Other comments: the outward design and appearance of the machine were pleasing and it was well made and finished. I am not too happy that the now standard DIN socket for connection to external equipment was not included, and I felt that the positioning of the input and output sockets was such that the leads interfered with the operation of the controls But these are minor matters, and I consider the LZ102 to be worth the money at 49 guineas.
MANUFACTURERS’ SPECIFICATION
Frequency response : 60–15,000 cps ±4dB at 7½ ips; 60–8,000 cps ±4 dB at 3¾ ips: 60–5,000 cps ±4 dB a t 1ips.
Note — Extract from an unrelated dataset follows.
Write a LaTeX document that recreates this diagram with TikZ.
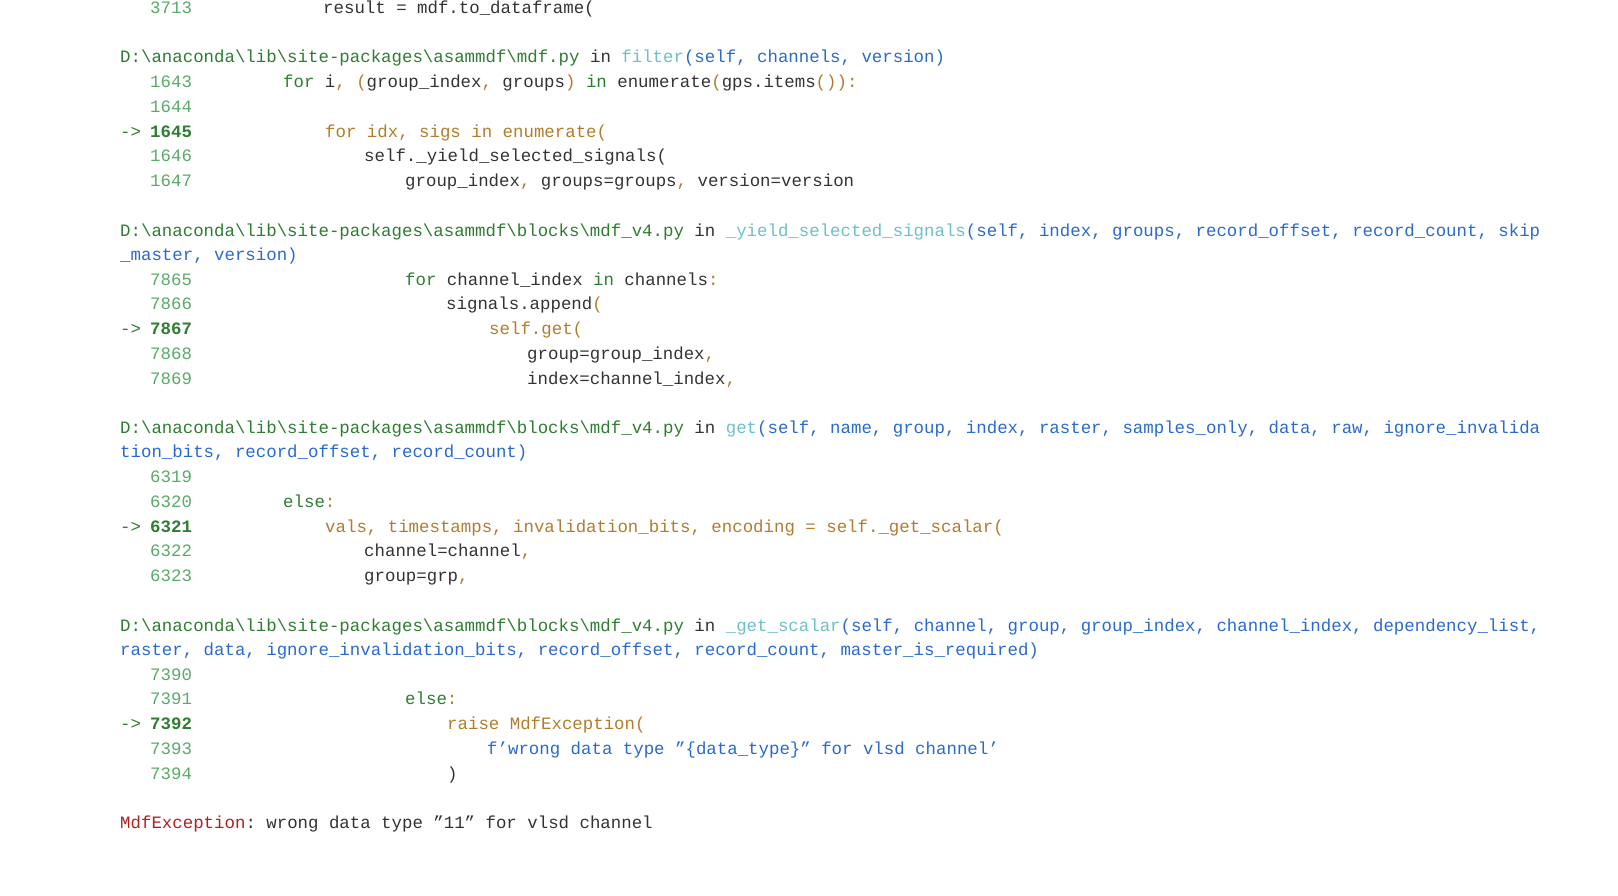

CCIR playback at 7½ ips, 50–15,000 cps ±3 dB. Wow and flutter: Not greater than 0.15 per cent at 7½ ips; not greater than 0.25 per cent at 3¾ ips. Rewind: Approx. Two minutes with tape supplied. Amplifier output: Four watts. Signal-to-noise ratio: 40dB unweighted. Inputs : Microphone (sensitivity 2 mV), and pick-tip (200 mV). Outputs: External loudspeaker (15 ohms) or monitor headphones; hi-fi (250 mV). Loudspeakers: 9 x 4½- inch elliptical and one tweeter. Transistors: AC 107, AC 128, AD 149. OC 75, OC 44. Dimensions: 16 x 16½ x 9 inches. Weight: 26 lb. Manufacturers: Elizabethan Electronics Limited, Crow Lane, Romford, Essex.